Е. Гальперина, полемизируя с Г. Лукачем, писала в «Литгазете»: «Есть своя логика в том, что любители реакционной „почвенности“ в советской литературе подняли как знамя имя Андрея Платонова, писателя даровитого, но юродствующего, эпигонски продолжающего линию мелкой достоевщинки».
В. Перцов ругал Ахматову, утверждая, что в ее поэзии идешь как между двух стен ущелья. М. Парный обличал К. Паустовского за «искажение образа лейтенанта Шмидта в книге „Черное море“». Статья называлась «Тяжелый случай».
В марте сорокового года к нам приехала наша бывшая домработница. Она рассказывала о голоде в ее деревне. Я хорошо ее знала, это была честная женщина, к тому же просто не способная ни к какой выдумке. Но я и в ее рассказах сомневалась, ибо какой может быть голод на двадцать третьем году советской власти?
…То, что сегодня наш национальный позор, боль, несчастье — народная поддержка, вернее, безразличие, которое становится поддержкой оккупации Чехословакии, — это коренится в долгой истории.

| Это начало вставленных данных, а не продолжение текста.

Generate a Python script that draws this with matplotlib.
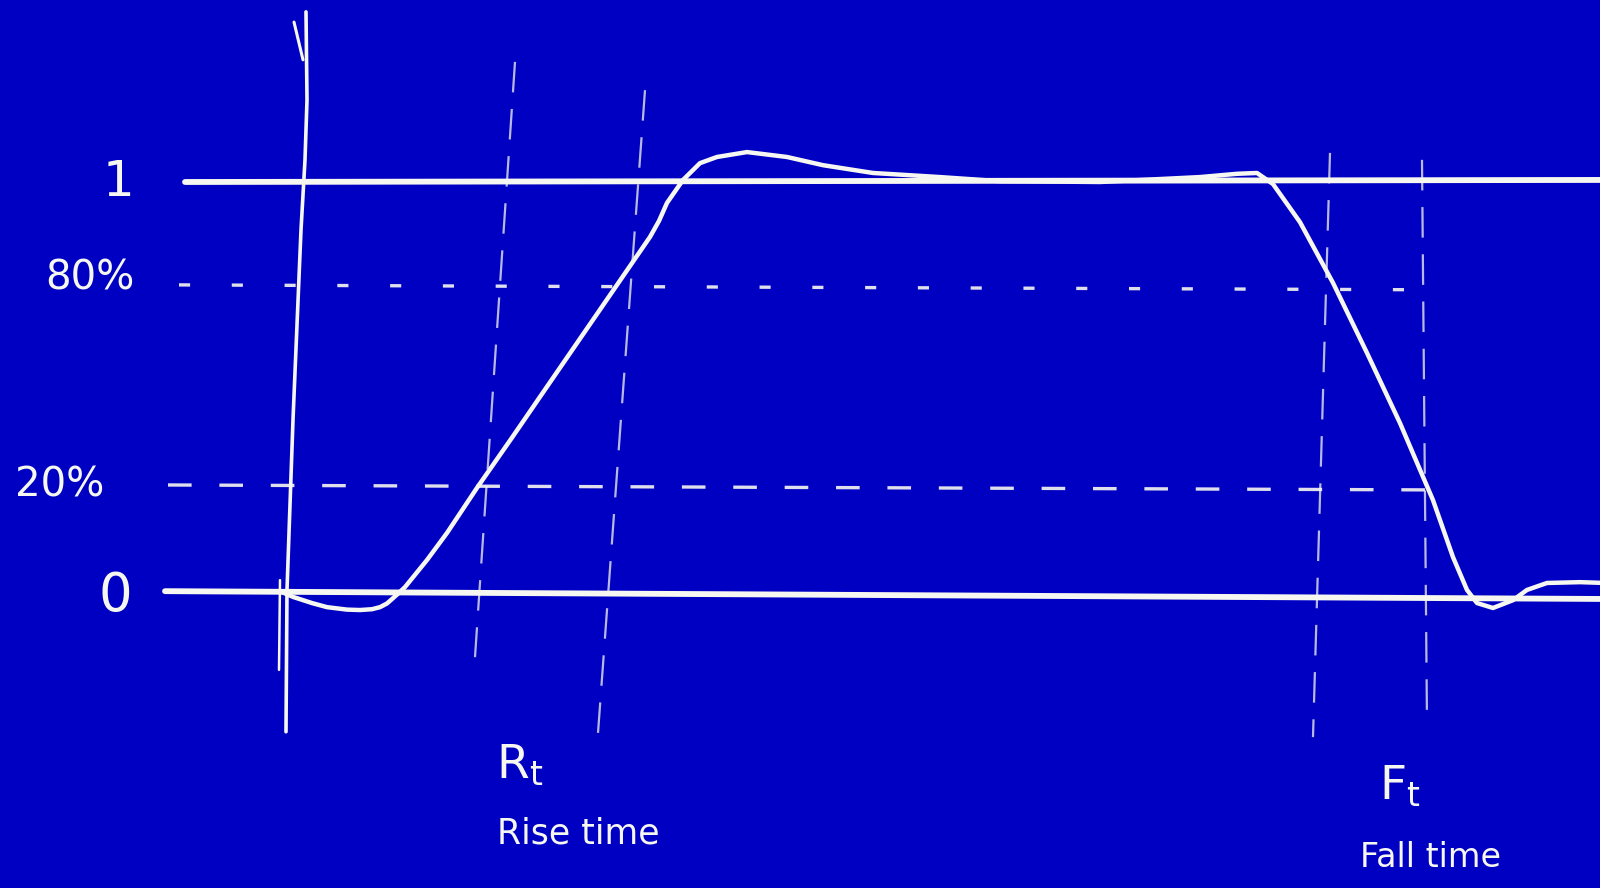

Слушая многих людей сегодня, я слышу себя вчерашнюю. Побуждения были иными, настрой души был иной, а объективный результат, именуемый на газетном жаргоне «морально-политическим единством», тот же самый.
Летом 1940 г. три прибалтийских страны — Латвия, Литва и Эстония — были фактически присоединены к СССР. В этих богатых, цветущих странах мародерство развернулось широко. Оттуда везли все. Рассказывали смешные истории, как наши дамы, жены офицеров, отправились на высокий прием в ночных рубашках, которые они приняли за вечерние платья.
В 1939–1940 гг. существовал Гитлер. Не как современное[11]
, выдуманное нашей печатью «готовящееся вторжение ФРГ в Чехословакию». Существовал на самом деле. Этот факт, нисколько не меняя безнравственности нашей агрессии, мешал осознать истинный ее характер, затемнял, позволял говорить: ведь если не мы, то они.Я не участвовала в этих военных кампаниях. Никогда не была в Финляндии. Во Львов попала в 1964 году. (Город, из которого вынута душа. Каменная оболочка — дома, соборы, кладбище — одна, а начинка — от другого пирога.) В Прибалтику впервые приехала в 1947 году.